The answer, of course, is because we met grace: the man come to set us free.
At one point, we were this man’s mortal enemy. Despite his goodness and his mission, we gloried in our rebellion against his kingdom. We were happy to break his laws, unapologetic in mocking his name, and overjoyed to see him suffer. We were so far from choosing God, that he had to come down from his throne and choose us instead. He saw us smitten with sin, dancing in our graves and gave us grace for condemnation. He settled death’s accounts by offering his life in our place. He came for us – denied himself all the way through his crucifixion in order that we might live. We die to our indwelling sin because we want to live – because we get to live. Death is no longer our master and this, Church, is our great liberation.

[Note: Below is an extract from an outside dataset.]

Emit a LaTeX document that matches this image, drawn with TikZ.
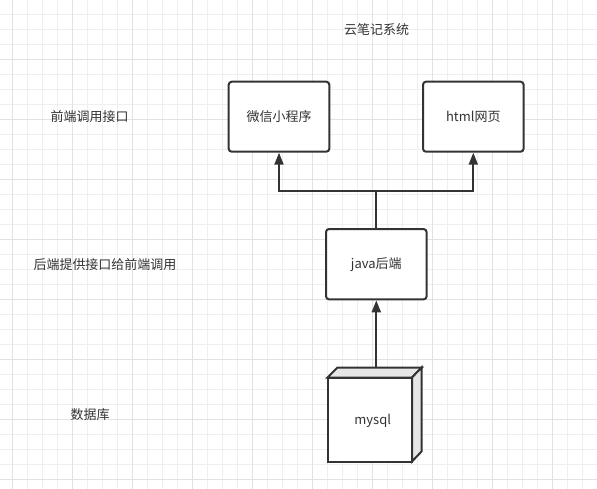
\documentclass[tikz,border=0pt]{standalone}
\usepackage{fontspec}
\setmainfont{Noto Sans CJK SC}
\usetikzlibrary{arrows.meta}
\definecolor{ink}{HTML}{333333}
\definecolor{gridminor}{HTML}{EFEFEF}
\definecolor{gridmajor}{HTML}{E2E2E2}
\definecolor{cubeside}{HTML}{E6E6E6}
\tikzset{
  minorline/.style={draw=gridminor, line width=1pt},
  majorline/.style={draw=gridmajor, line width=1pt},
  txt/.style={text=ink, inner sep=0pt, font=\fontsize{13pt}{15pt}\selectfont},
  boxnode/.style={txt, draw=ink, line width=2pt, rounded corners=3pt, fill=white,
    minimum width=100.6pt, minimum height=70pt},
  conn/.style={draw=ink, line width=2pt, -{Triangle[length=12pt,width=9pt]}},
  plainconn/.style={draw=ink, line width=2pt},
  cubeline/.style={draw=ink, line width=2pt, line join=miter},
}
\begin{document}
\begin{tikzpicture}[x=1pt,y=-1pt]
\useasboundingbox (0,0) rectangle (597,489);
\fill[white] (0,0) rectangle (597,489);
% grid
\foreach \i in {0,...,39} { \draw[minorline] ({12.3+15*\i},0) -- ++(0,489); }
\foreach \i in {0,...,32} { \draw[minorline] (0,{-0.7+15*\i}) -- ++(597,0); }
\foreach \i in {0,...,9} { \draw[majorline] ({12.3+60*\i},0) -- ++(0,489); }
\foreach \i in {1,...,8} { \draw[majorline] (0,{-0.7+60*\i}) -- ++(597,0); }

% title and side labels
\node[txt] (title) at (376.7,30) {云笔记系统};
\node[txt] (lab1) at (89.7,116.7) {前端调用接口};
\node[txt] (lab2) at (105,264.5) {后端提供接口给前端调用};
\node[txt] (lab3) at (90,415) {数据库};

% boxes
\node[boxnode] (wx) at (279,116.7) {微信小程序};
\node[boxnode] (html) at (473.3,116.7) {html网页};
\node[boxnode, minimum height=70.3pt] (java) at (376.3,264.2) {java后端};

% cube (database)
\coordinate (fa) at (327.5,377.5);
\coordinate (fb) at (412,377.5);
\coordinate (fc) at (412,461.5);
\coordinate (fd) at (327.5,461.5);
\fill[white] (fa) rectangle (fc);
\filldraw[cubeside, cubeline] (fa) -- ++(10,-10) -- ++(84.5,0) -- (fb) -- cycle;
\filldraw[cubeside, cubeline] (fb) -- ++(9.5,-10) -- ++(0,84) -- (fc) -- cycle;
\draw[cubeline] (fa) rectangle (fc);
\node[txt] (db) at (372.7,421) {mysql};
\coordinate (dbtop) at (376.3,367.5);

% connectors
\coordinate (jn) at (376.3,191);
\draw[plainconn] (java.north) -- (jn);
\draw[conn] (jn) -| (wx.south);
\draw[conn] (jn) -| (html.south);
\draw[conn] (dbtop) -- (java.south);
\end{tikzpicture}
\end{document}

We are hard pressed to barter for love when it comes expensive and without applause. Nevertheless we are urged – commanded, even – to give ourselves up for our friends. We forget our pursuits and our desires in view of God’s mercy and chase after that which will benefit our neighbors, whatever the price. We let Christ reign in our hearts and crown our enemies with love. It will cost us a fortune but hear me when I say that the well of riches is deep, the heart of life is everlasting, and death is but a doorway to the greatest gift of all.
Because it’s only there, in the very place we lay down our lives, that we find them: wholly new and utterly alive.